The information from inputs to a neuron is converted to the size and duration of excitatory and inhibitory graded membrane potentials in the dendrites and soma. Neurons process that information by summation of graded potentials at the trigger zone to determine if an action potential will be fired down the axon. Action potentials, however, are usually the same size and duration for any given neuron, so that the information contained in the graded potentials is instead converted to temporal patterns, or the timing, of action potentials.
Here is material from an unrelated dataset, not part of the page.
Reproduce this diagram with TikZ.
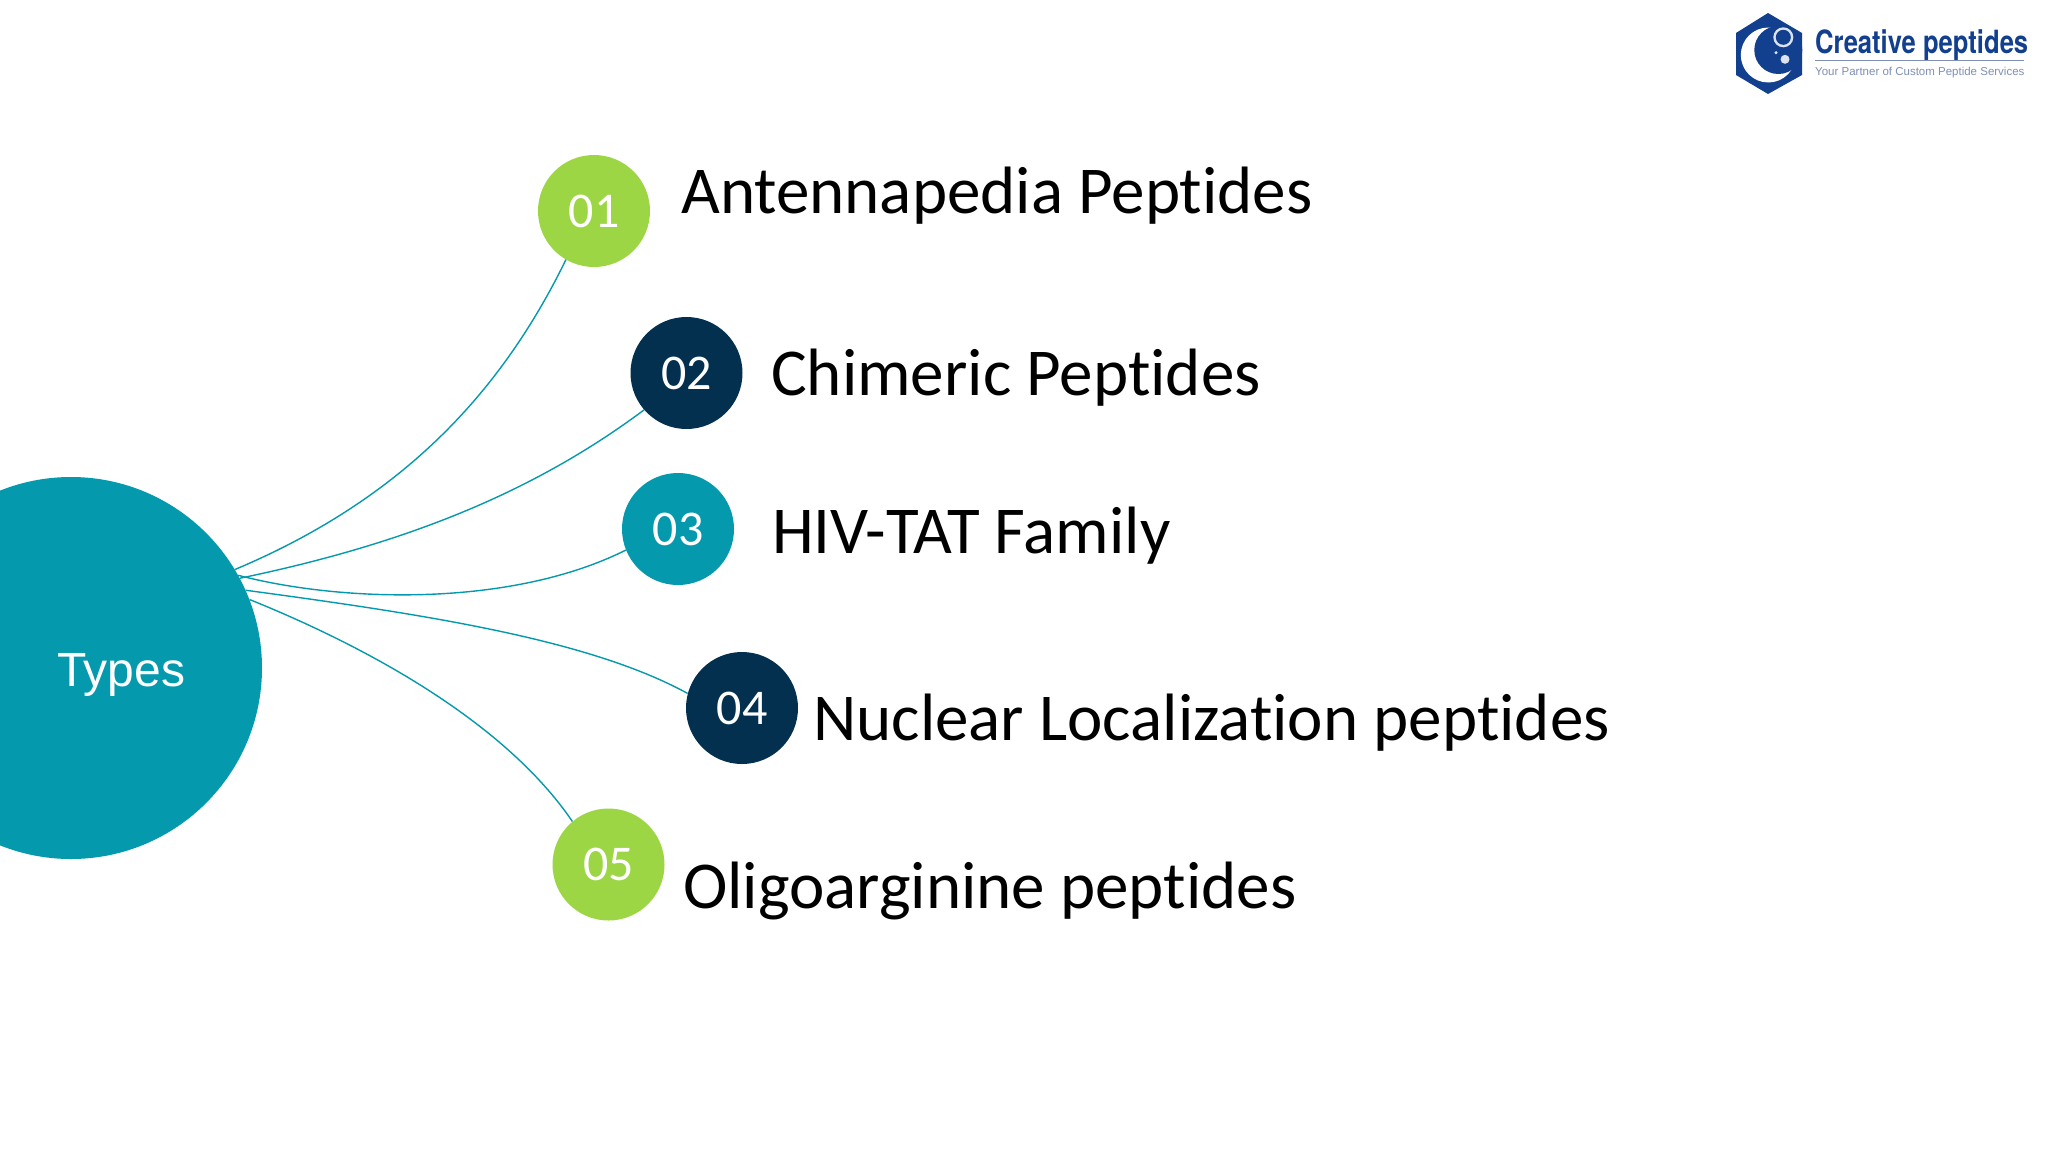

Some neurons, such as the motor neurons that synapse on skeletal muscle, fire few or no action potentials until there are sufficient excitatory inputs, and then the size and duration of depolarization over threshold is converted into the frequency and duration of a series, or train, of action potentials.
Other neurons, such as some in the brain, fire action potentials at a regular rate or in bursts without input because of differences in their leak and/or voltage-gated channels that cause them to spontaneously depolarize to threshold.
Excitatory input causes these neurons to fire action potentials or bursts of action potentials more frequently, and inhibitory input decreases their frequency.
The advantage of this system is that information passed along to the target cells of the neuron can be fine-tuned in either direction with changes in the frequency of action potentials. The different temporal patterns of action potentials are then converted into amounts and temporal patterns of neurotransmitter released at synapses.